▸ What to work on: Please write the listing below out again exactly, leaving every picture behind.

▸ Given material:
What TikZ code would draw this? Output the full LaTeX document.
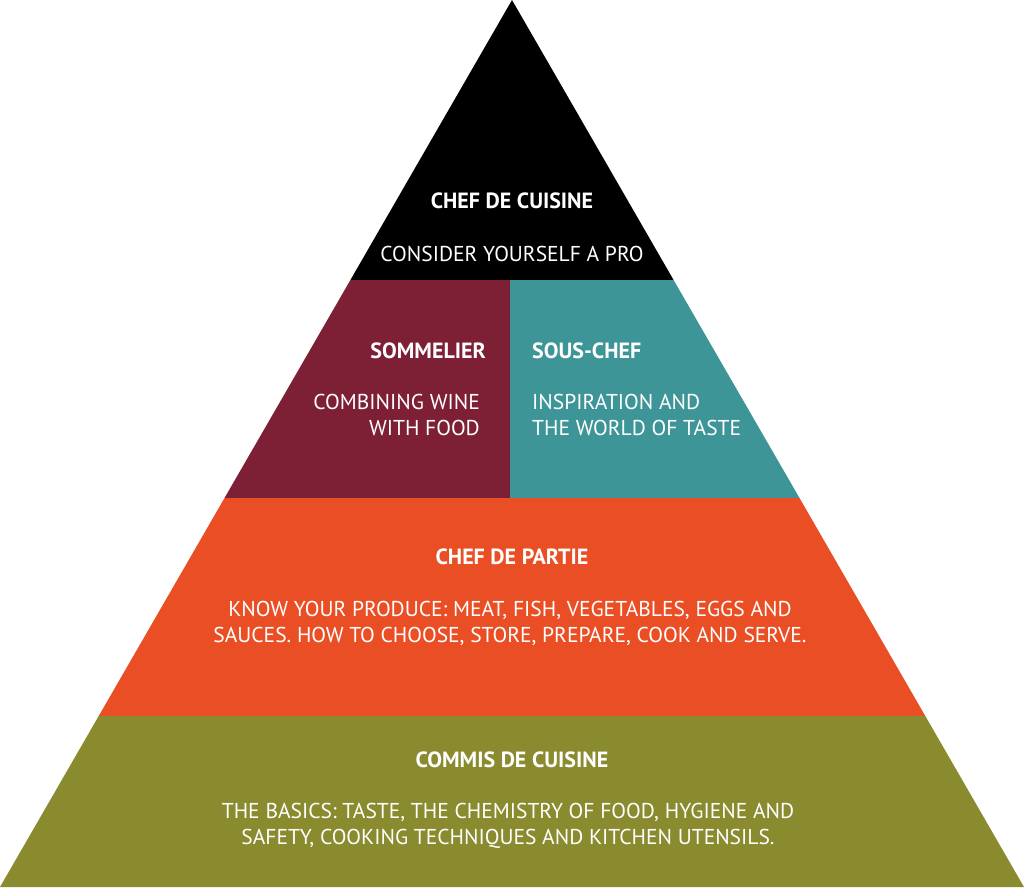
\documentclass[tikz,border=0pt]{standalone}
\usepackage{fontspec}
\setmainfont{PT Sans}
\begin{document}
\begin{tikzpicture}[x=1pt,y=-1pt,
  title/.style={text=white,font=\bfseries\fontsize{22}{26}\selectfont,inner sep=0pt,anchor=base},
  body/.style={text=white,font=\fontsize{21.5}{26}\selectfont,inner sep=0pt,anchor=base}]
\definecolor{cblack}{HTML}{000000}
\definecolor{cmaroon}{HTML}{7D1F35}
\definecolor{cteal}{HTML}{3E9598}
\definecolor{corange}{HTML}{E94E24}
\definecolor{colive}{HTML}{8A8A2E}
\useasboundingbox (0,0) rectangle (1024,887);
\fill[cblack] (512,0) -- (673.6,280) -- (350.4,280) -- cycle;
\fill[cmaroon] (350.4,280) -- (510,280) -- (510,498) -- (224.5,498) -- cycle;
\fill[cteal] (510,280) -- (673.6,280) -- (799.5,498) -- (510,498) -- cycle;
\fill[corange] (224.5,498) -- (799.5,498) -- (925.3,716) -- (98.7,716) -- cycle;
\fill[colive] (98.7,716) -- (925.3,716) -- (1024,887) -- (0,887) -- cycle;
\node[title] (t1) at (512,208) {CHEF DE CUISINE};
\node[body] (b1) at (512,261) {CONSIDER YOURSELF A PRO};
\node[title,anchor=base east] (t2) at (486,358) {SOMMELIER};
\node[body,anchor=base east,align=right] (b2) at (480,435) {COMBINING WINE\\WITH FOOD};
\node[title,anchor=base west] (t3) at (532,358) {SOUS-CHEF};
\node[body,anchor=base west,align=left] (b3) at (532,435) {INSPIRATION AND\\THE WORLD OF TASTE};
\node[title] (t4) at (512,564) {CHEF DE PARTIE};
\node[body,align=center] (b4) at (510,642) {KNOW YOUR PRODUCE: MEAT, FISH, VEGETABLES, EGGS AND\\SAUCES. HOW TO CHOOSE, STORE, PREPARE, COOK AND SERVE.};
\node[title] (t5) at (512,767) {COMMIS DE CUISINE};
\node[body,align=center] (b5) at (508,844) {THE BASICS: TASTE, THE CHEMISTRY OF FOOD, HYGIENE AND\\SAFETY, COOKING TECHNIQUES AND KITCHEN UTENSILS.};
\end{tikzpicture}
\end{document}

▸ Solution to the exercise:
What TikZ code would draw this? Output the full LaTeX document.
\documentclass[tikz,border=0pt]{standalone}
\usepackage{fontspec}
\setmainfont{PT Sans}
\begin{document}
\begin{tikzpicture}[x=1pt,y=-1pt,
  title/.style={text=white,font=\bfseries\fontsize{22}{26}\selectfont,inner sep=0pt,anchor=base},
  body/.style={text=white,font=\fontsize{21.5}{26}\selectfont,inner sep=0pt,anchor=base}]
\definecolor{cblack}{HTML}{000000}
\definecolor{cmaroon}{HTML}{7D1F35}
\definecolor{cteal}{HTML}{3E9598}
\definecolor{corange}{HTML}{E94E24}
\definecolor{colive}{HTML}{8A8A2E}
\useasboundingbox (0,0) rectangle (1024,887);
\fill[cblack] (512,0) -- (673.6,280) -- (350.4,280) -- cycle;
\fill[cmaroon] (350.4,280) -- (510,280) -- (510,498) -- (224.5,498) -- cycle;
\fill[cteal] (510,280) -- (673.6,280) -- (799.5,498) -- (510,498) -- cycle;
\fill[corange] (224.5,498) -- (799.5,498) -- (925.3,716) -- (98.7,716) -- cycle;
\fill[colive] (98.7,716) -- (925.3,716) -- (1024,887) -- (0,887) -- cycle;
\node[title] (t1) at (512,208) {CHEF DE CUISINE};
\node[body] (b1) at (512,261) {CONSIDER YOURSELF A PRO};
\node[title,anchor=base east] (t2) at (486,358) {SOMMELIER};
\node[body,anchor=base east,align=right] (b2) at (480,435) {COMBINING WINE\\WITH FOOD};
\node[title,anchor=base west] (t3) at (532,358) {SOUS-CHEF};
\node[body,anchor=base west,align=left] (b3) at (532,435) {INSPIRATION AND\\THE WORLD OF TASTE};
\node[title] (t4) at (512,564) {CHEF DE PARTIE};
\node[body,align=center] (b4) at (510,642) {KNOW YOUR PRODUCE: MEAT, FISH, VEGETABLES, EGGS AND\\SAUCES. HOW TO CHOOSE, STORE, PREPARE, COOK AND SERVE.};
\node[title] (t5) at (512,767) {COMMIS DE CUISINE};
\node[body,align=center] (b5) at (508,844) {THE BASICS: TASTE, THE CHEMISTRY OF FOOD, HYGIENE AND\\SAFETY, COOKING TECHNIQUES AND KITCHEN UTENSILS.};
\end{tikzpicture}
\end{document}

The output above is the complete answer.